Under unsupervised or independent administration, the representative can manage the estate without seeking permission for each transaction. This is generally faster and cheaper, and it is the default track in many states, particularly those following the Uniform Probate Code. Even in unsupervised administration, any interested party can petition the court to impose supervision if problems arise. If you are a beneficiary concerned about how the estate is being handled, knowing which track the estate is on tells you how much oversight already exists and whether you need to ask for more.
Serving as a personal representative is real work, and the law allows compensation for it. How much depends on where the estate is probated. A majority of states use a “reasonable compensation” standard, where the court evaluates factors like the estate’s size, complexity, the time spent, and any unusual effort required (such as managing a business or pursuing litigation to recover assets). A smaller number of states set compensation by statutory formula, typically a sliding percentage of the estate’s gross value that decreases as the estate gets larger. Across all states, representative fees commonly fall in the range of about 2% to 4% of the estate, though simple estates may warrant less and complex ones more.
Attorney fees and other professional costs, such as accountants or appraisers, are separate from the representative’s compensation and are paid from estate funds. You do not pay these professionals out of your own pocket. Both the representative’s fee and attorney fees are subject to court review, and beneficiaries can object if they believe the charges are unreasonable. In practice, keeping detailed time records from the start of the administration is the best protection against fee disputes.
Not every estate needs a full probate proceeding, and not every estate needs a personal representative at all.

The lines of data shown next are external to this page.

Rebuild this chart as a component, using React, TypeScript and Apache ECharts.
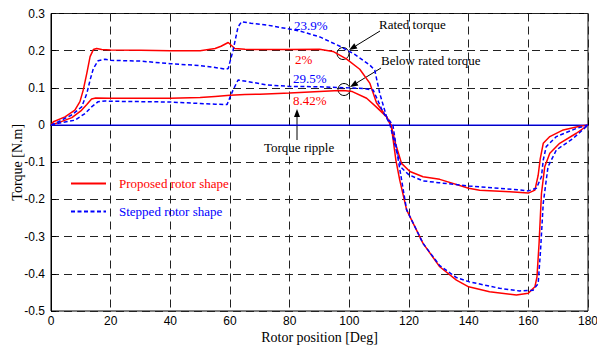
import React, { useEffect, useRef } from "react";
import * as echarts from "echarts";

// Proposed rotor shape, rated torque
const propRatedX = [0, 0.8, 4.7, 8, 9.7, 10.8, 12, 13.1, 14.2, 15.3, 17, 20, 30, 40, 50, 55, 57, 59.4, 61.6, 65, 70, 80, 90, 94.5, 99, 103.5, 106.9, 109.1, 112.5, 114.1, 115.6, 116.9, 119.2, 124.7, 130.3, 135.9, 140, 147, 156, 160, 162.2, 162.9, 163.6, 164.4, 165.5, 167.2, 170.5, 176.1, 180];
const propRatedY = [0, 0.009, 0.022, 0.04, 0.063, 0.094, 0.139, 0.184, 0.203, 0.206, 0.203, 0.202, 0.201, 0.2, 0.2, 0.206, 0.212, 0.222, 0.206, 0.204, 0.203, 0.203, 0.204, 0.198, 0.178, 0.15, 0.112, 0.06, 0.022, -0.005, -0.094, -0.148, -0.228, -0.318, -0.381, -0.417, -0.435, -0.448, -0.457, -0.452, -0.435, -0.408, -0.318, -0.184, -0.112, -0.076, -0.049, -0.022, 0];

// Proposed rotor shape, below rated torque
const propBelowX = [0, 3, 7, 10, 12, 13.6, 15, 20, 30, 40, 50, 55, 60, 65, 70, 80, 90, 95, 98, 101, 105.8, 109, 112.5, 114, 115.5, 117.5, 120.3, 124.7, 130.3, 140, 143.7, 153.8, 160, 162.2, 163.3, 164, 165, 167.2, 171.7, 177.2, 180];
const propBelowY = [0, 0.008, 0.02, 0.038, 0.055, 0.07, 0.073, 0.072, 0.072, 0.072, 0.074, 0.077, 0.08, 0.082, 0.083, 0.086, 0.09, 0.092, 0.093, 0.09, 0.072, 0.049, 0.022, 0, -0.05, -0.103, -0.125, -0.139, -0.146, -0.17, -0.175, -0.179, -0.183, -0.175, -0.135, -0.09, -0.049, -0.031, -0.013, -0.003, 0];

// Stepped rotor shape, rated torque
const stepRatedX = [0, 2.5, 6.9, 10.3, 12, 13.1, 14.2, 15.8, 18.1, 20, 30, 40, 50, 55, 58.5, 59.4, 61, 62.7, 63.9, 67, 72.3, 80, 83.4, 90.1, 96.8, 101.8, 106.9, 108.5, 110.2, 112.5, 114.6, 116.4, 119.2, 124.7, 130.3, 135.9, 140, 150.4, 157, 160, 161.6, 163.3, 164.1, 165, 166.6, 169.4, 175, 180];
const stepRatedY = [0, 0.009, 0.027, 0.049, 0.085, 0.121, 0.152, 0.173, 0.177, 0.174, 0.172, 0.165, 0.16, 0.155, 0.15, 0.152, 0.2, 0.264, 0.278, 0.274, 0.269, 0.258, 0.253, 0.237, 0.212, 0.19, 0.161, 0.148, 0.085, 0.022, 0, -0.094, -0.228, -0.318, -0.378, -0.41, -0.421, -0.439, -0.446, -0.445, -0.444, -0.426, -0.336, -0.21, -0.112, -0.067, -0.036, 0];

// Stepped rotor shape, below rated torque
const stepBelowX = [0, 2.5, 8, 11.4, 13.6, 15.8, 18.1, 20, 30, 40, 50, 55, 59, 61, 62.7, 66.7, 72.3, 80, 90, 100, 105, 108, 111, 113.5, 115.8, 117.5, 120, 124.7, 130, 140, 150, 155, 160, 162.7, 164.4, 165, 166, 169.4, 176.1, 180];
const stepBelowY = [0, 0.005, 0.013, 0.031, 0.049, 0.063, 0.065, 0.064, 0.063, 0.062, 0.058, 0.056, 0.055, 0.094, 0.121, 0.116, 0.108, 0.104, 0.103, 0.1, 0.098, 0.094, 0.04, 0.005, -0.07, -0.115, -0.134, -0.15, -0.155, -0.164, -0.17, -0.173, -0.177, -0.17, -0.139, -0.094, -0.058, -0.031, -0.009, 0];

const zeroX = [0, 180];
const zeroY = [0, 0];

const legendNames = ["Proposed rotor shape", "Stepped rotor shape"];
const annotations = ["23.9%", "2%", "29.5%", "8.42%", "Rated torque", "Below rated torque", "Torque ripple"];

const RED = "#ff0000";
const BLUE = "#0000ff";
const SERIF = "Liberation Serif";
const SANS = "Liberation Sans";

function pairs(xs: number[], ys: number[]) {
  return xs.map((x, i) => [x, ys[i]]);
}

function arrow(x1: number, y1: number, x2: number, y2: number) {
  const dx = x2 - x1;
  const dy = y2 - y1;
  const len = Math.sqrt(dx * dx + dy * dy);
  const ux = dx / len;
  const uy = dy / len;
  const hl = 8;
  const hw = 3;
  const bx = x2 - ux * hl;
  const by = y2 - uy * hl;
  return [
    {
      type: "line",
      shape: { x1, y1, x2: bx, y2: by },
      style: { stroke: "#000", lineWidth: 1 },
    },
    {
      type: "polygon",
      shape: {
        points: [
          [x2, y2],
          [bx - uy * hw, by + ux * hw],
          [bx + uy * hw, by - ux * hw],
        ],
      },
      style: { fill: "#000" },
    },
  ];
}

function txt(x: number, y: number, text: string, color: string) {
  return {
    type: "text",
    x,
    y,
    style: {
      text,
      fill: color,
      font: `13px "${SERIF}"`,
      verticalAlign: "middle",
    },
  };
}

export default function App() {
  const ref = useRef<HTMLDivElement>(null);
  useEffect(() => {
    if (!ref.current) return;
    const chart = echarts.init(ref.current, null, { renderer: "svg" });
    const redLine = { color: RED, width: 1.5, type: "solid" };
    const blueLine = { color: BLUE, width: 1.5, type: [4, 2.5] };
    const gridLine = { show: true, lineStyle: { color: "#222", type: [8, 5], width: 1 } };
    chart.setOption({
      animation: false,
      backgroundColor: "#fff",
      grid: {
        left: 51, right: 9, top: 13.5, bottom: 34,
        show: true, borderColor: "#000", borderWidth: 1,
        containLabel: false, outerBoundsMode: "none",
      },
      legend: {
        orient: "vertical",
        left: 70,
        top: 177,
        padding: 0,
        itemWidth: 35,
        itemHeight: 14,
        itemGap: 15,
        itemStyle: { opacity: 0 },
        textStyle: { fontFamily: SERIF, fontSize: 13, padding: [0, 0, 0, 8] },
        data: [
          { name: legendNames[0], textStyle: { color: RED } },
          { name: legendNames[1], textStyle: { color: BLUE } },
        ],
      },
      xAxis: {
        type: "value",
        min: 0,
        max: 180,
        interval: 20,
        name: "Rotor position [Deg]",
        nameLocation: "middle",
        nameGap: 19,
        nameMoveOverlap: false,
        nameTextStyle: { fontFamily: SERIF, fontSize: 14, color: "#000" },
        axisLine: { show: true, lineStyle: { color: "#000" } },
        axisTick: { show: true, inside: true, length: 5, lineStyle: { color: "#000" } },
        axisLabel: { fontFamily: SANS, fontSize: 12, color: "#000", margin: 4 },
        splitLine: gridLine,
      },
      yAxis: {
        type: "value",
        min: -0.5,
        max: 0.3,
        interval: 0.1,
        name: "Torque [N.m]",
        nameLocation: "middle",
        nameGap: 27,
        nameMoveOverlap: false,
        nameTextStyle: { fontFamily: SERIF, fontSize: 14, color: "#000" },
        axisLine: { show: true, lineStyle: { color: "#000" } },
        axisTick: { show: true, inside: true, length: 5, lineStyle: { color: "#000" } },
        axisLabel: { fontFamily: SANS, fontSize: 12, color: "#000", margin: 6 },
        splitLine: gridLine,
      },
      series: [
        { name: "zero", type: "line", data: pairs(zeroX, zeroY), symbol: "none", lineStyle: { color: BLUE, width: 1.2 }, itemStyle: { color: BLUE }, silent: true, z: 1 },
        { name: legendNames[0], type: "line", data: pairs(propRatedX, propRatedY), symbol: "none", lineStyle: redLine, itemStyle: { color: RED }, z: 3 },
        { name: legendNames[0], type: "line", data: pairs(propBelowX, propBelowY), symbol: "none", lineStyle: redLine, itemStyle: { color: RED }, z: 3 },
        { name: legendNames[1], type: "line", data: pairs(stepRatedX, stepRatedY), symbol: "none", lineStyle: blueLine, itemStyle: { color: BLUE }, z: 4 },
        { name: legendNames[1], type: "line", data: pairs(stepBelowX, stepBelowY), symbol: "none", lineStyle: blueLine, itemStyle: { color: BLUE }, z: 4 },
      ],
      graphic: [
        txt(294, 25, annotations[0], BLUE),
        txt(295, 59, annotations[1], RED),
        txt(293, 78, annotations[2], BLUE),
        txt(293, 100, annotations[3], RED),
        txt(379, 24, annotations[4], "#000"),
        txt(381, 60, annotations[5], "#000"),
        txt(264, 147, annotations[6], "#000"),
        { type: "circle", shape: { cx: 343, cy: 53.5, r: 6 }, style: { fill: "none", stroke: "#000", lineWidth: 1 } },
        { type: "circle", shape: { cx: 344, cy: 89.5, r: 6 }, style: { fill: "none", stroke: "#000", lineWidth: 1 } },
        ...arrow(380, 31, 349, 50),
        ...arrow(381, 68, 350, 87),
        ...arrow(297, 140, 297, 109),
      ],
    });
    return () => chart.dispose();
  }, []);
  return <div ref={ref} style={{ position: "fixed", left: 0, top: 0, width: 597, height: 345 }} />;
}
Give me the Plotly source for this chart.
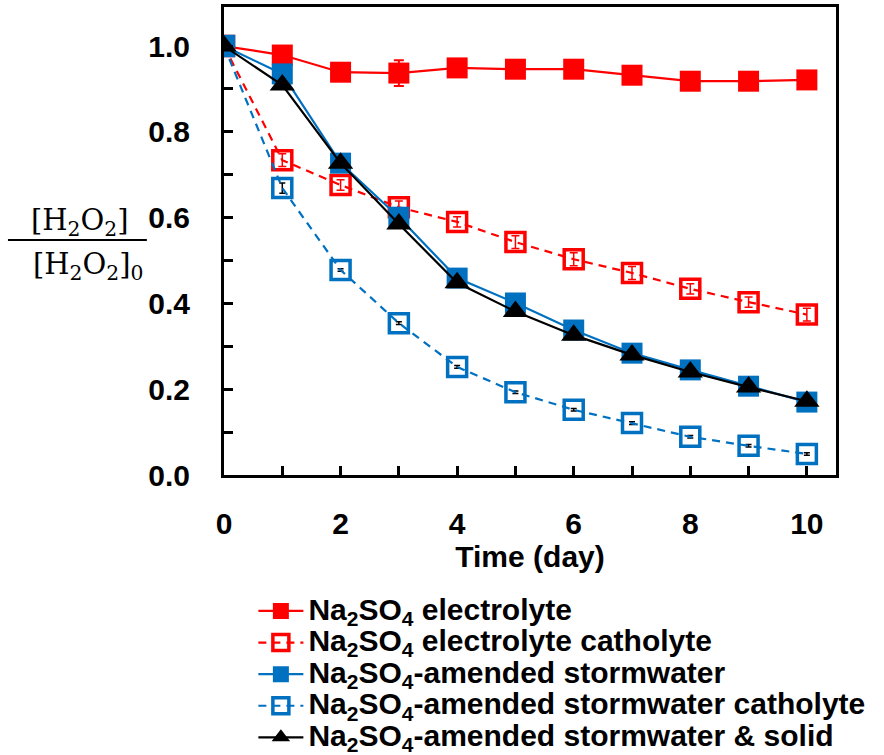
import plotly.graph_objects as go

# Time points (day)
days = [0, 1, 2, 3, 4, 5, 6, 7, 8, 9, 10]

# Normalised H2O2 concentration [H2O2]/[H2O2]0 for each condition
na2so4_electrolyte = [1.0, 0.979, 0.939, 0.937, 0.949, 0.946, 0.946, 0.932, 0.918, 0.918, 0.921]
na2so4_electrolyte_err = [0.0, 0.015, 0.01, 0.03, 0.01, 0.02, 0.01, 0.006, 0.006, 0.006, 0.006]

na2so4_catholyte = [1.0, 0.734, 0.676, 0.624, 0.590, 0.543, 0.503, 0.471, 0.434, 0.403, 0.374]
na2so4_catholyte_err = [0.0, 0.015, 0.012, 0.015, 0.012, 0.015, 0.015, 0.015, 0.012, 0.012, 0.015]

stormwater = [1.0, 0.935, 0.727, 0.601, 0.459, 0.401, 0.338, 0.284, 0.245, 0.207, 0.170]

stormwater_catholyte = [1.0, 0.669, 0.478, 0.354, 0.252, 0.193, 0.152, 0.121, 0.089, 0.068, 0.049]
stormwater_catholyte_err = [0.0, 0.012, 0.003, 0.003, 0.003, 0.003, 0.003, 0.003, 0.003, 0.003, 0.003]

stormwater_solid = [1.0, 0.909, 0.727, 0.585, 0.448, 0.381, 0.326, 0.280, 0.240, 0.205, 0.172]

series_names = [
    "Na<sub>2</sub>SO<sub>4</sub> electrolyte",
    "Na<sub>2</sub>SO<sub>4</sub> electrolyte catholyte",
    "Na<sub>2</sub>SO<sub>4</sub>-amended stormwater",
    "Na<sub>2</sub>SO<sub>4</sub>-amended stormwater catholyte",
    "Na<sub>2</sub>SO<sub>4</sub>-amended stormwater & solid",
]

x_ticks = [0, 2, 4, 6, 8, 10]
y_ticks = [0.0, 0.2, 0.4, 0.6, 0.8, 1.0]

RED = "#FF0000"
BLUE = "#0070C0"
BLACK = "#000000"
FONT = "Arial, Liberation Sans, sans-serif"
DASH = "8px,6px"


def legend_label(name):
    # larger glyphs than the legend's row spacing font
    return f'<span style="font-size:30px">{name}</span>'


fig = go.Figure()

fig.add_trace(go.Scatter(
    x=days, y=na2so4_electrolyte, name=legend_label(series_names[0]), mode="lines+markers",
    line=dict(color=RED, width=2.2),
    marker=dict(symbol="square", size=21, color=RED),
    error_y=dict(type="data", array=na2so4_electrolyte_err, color=RED, thickness=2, width=5),
))
fig.add_trace(go.Scatter(
    x=days, y=na2so4_catholyte, name=legend_label(series_names[1]), mode="lines+markers",
    line=dict(color=RED, width=2.2, dash=DASH),
    marker=dict(symbol="square-open", size=19, color=RED, line=dict(width=3.5, color=RED)),
    error_y=dict(type="data", array=na2so4_catholyte_err, color=RED, thickness=1.5, width=4),
))
fig.add_trace(go.Scatter(
    x=days, y=stormwater, name=legend_label(series_names[2]), mode="lines+markers",
    line=dict(color=BLUE, width=2.2),
    marker=dict(symbol="square", size=21, color=BLUE),
))
fig.add_trace(go.Scatter(
    x=days, y=stormwater_catholyte, name=legend_label(series_names[3]), mode="lines+markers",
    line=dict(color=BLUE, width=2.2, dash=DASH),
    marker=dict(symbol="square-open", size=19, color=BLUE, line=dict(width=3.5, color=BLUE)),
    error_y=dict(type="data", array=stormwater_catholyte_err, color=BLACK, thickness=1.5, width=3),
))
fig.add_trace(go.Scatter(
    x=days, y=stormwater_solid, name=legend_label(series_names[4]), mode="lines+markers",
    line=dict(color=BLACK, width=2.2),
    marker=dict(symbol="triangle-up", size=22, color=BLACK),
))

axis_common = dict(
    showline=True, linecolor=BLACK, linewidth=3, mirror=True,
    ticks="inside", ticklen=9, tickwidth=3, tickcolor=BLACK,
    showgrid=False, zeroline=False,
    tickfont=dict(family=FONT, size=30, color=BLACK, weight="bold"),
)

fig.update_xaxes(
    **axis_common,
    range=[0, 10.5], tickvals=x_ticks, ticktext=[str(v) for v in x_ticks],
    minor=dict(ticks="inside", ticklen=9, tickwidth=3, tickcolor=BLACK, dtick=1, tick0=0, showgrid=False),
    ticklabelstandoff=20,
    title=dict(text="<b>Time (day)</b>", font=dict(family=FONT, size=30, color=BLACK), standoff=3),
)
fig.update_yaxes(
    **axis_common,
    range=[0, 1.091], tickvals=y_ticks, ticktext=[f"{v:.1f}" for v in y_ticks],
    minor=dict(ticks="inside", ticklen=9, tickwidth=3, tickcolor=BLACK, dtick=0.1, tick0=0, showgrid=False),
    ticklabelstandoff=25,
)

# Y-axis label drawn as a fraction [H2O2]/[H2O2]0
SERIF = "DejaVu Serif, Liberation Serif, serif"
fig.add_annotation(
    text="[H<sub>2</sub>O<sub>2</sub>]", xref="paper", yref="paper",
    x=-0.235, y=0.541, xanchor="center", yanchor="middle", showarrow=False,
    font=dict(family=SERIF, size=29, color=BLACK),
)
fig.add_annotation(
    text="[H<sub>2</sub>O<sub>2</sub>]<sub>0</sub>", xref="paper", yref="paper",
    x=-0.223, y=0.446, xanchor="center", yanchor="middle", showarrow=False,
    font=dict(family=SERIF, size=29, color=BLACK),
)
fig.add_shape(
    type="line", xref="paper", yref="paper",
    x0=-0.353, x1=-0.126, y0=0.502, y1=0.502,
    line=dict(color=BLACK, width=2),
)

fig.update_layout(
    width=884, height=755,
    margin=dict(l=224, r=48, t=7, b=280, autoexpand=False),
    paper_bgcolor="white", plot_bgcolor="white",
    font=dict(family=FONT, color=BLACK),
    showlegend=True,
    legend=dict(
        x=0.048, y=-0.246, xanchor="left", yanchor="top",
        font=dict(family=FONT, size=22, color=BLACK, weight="bold"),
        tracegroupgap=0, itemwidth=45, bgcolor="rgba(0,0,0,0)",
    ),
)

fig.write_html("out.html")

Most states offer simplified procedures for estates below a certain value threshold. The two most common alternatives are small estate affidavits and summary administration.
A small estate affidavit lets a beneficiary claim assets, typically anything other than real estate, by presenting a sworn statement and a death certificate directly to the institution holding the asset, such as a bank. No court involvement is required. The beneficiary signs under penalty of perjury, and the institution releases the funds. This option is not available if a formal probate proceeding has already been opened.
Summary administration (sometimes called simplified probate) involves filing a written request with the court to use a streamlined process. Some states impose a brief waiting period, and creditors must still be notified. But the representative generally does not need to appear in court at any stage, and the process wraps up in one to two months rather than the six to twelve months typical of formal probate. The dollar thresholds for these shortcuts vary widely by state, so checking local rules before filing is worth the effort.
If you have noticed courts and legal documents using “personal representative” where you expected “executor,” that is an intentional trend. The Uniform Probate Code, a model set of laws designed to simplify and standardize probate across states, uses “personal representative” as the single official term for anyone managing an estate, whether named in a will or appointed by a court. At least 18 states have adopted the UPC in whole or in part.5Legal Information Institute. Uniform Probate Code In those states, the traditional distinction between “executor” and “administrator” has been formally eliminated in court filings, even though lawyers and families still use the older terms conversationally.
Even in states that have not adopted the UPC, the trend is toward using “personal representative” as the default term in statutes and court orders. The practical takeaway: if your Letters say “personal representative,” you have the same authority that an “executor” or “administrator” would have under older terminology. The powers do not change when the label does.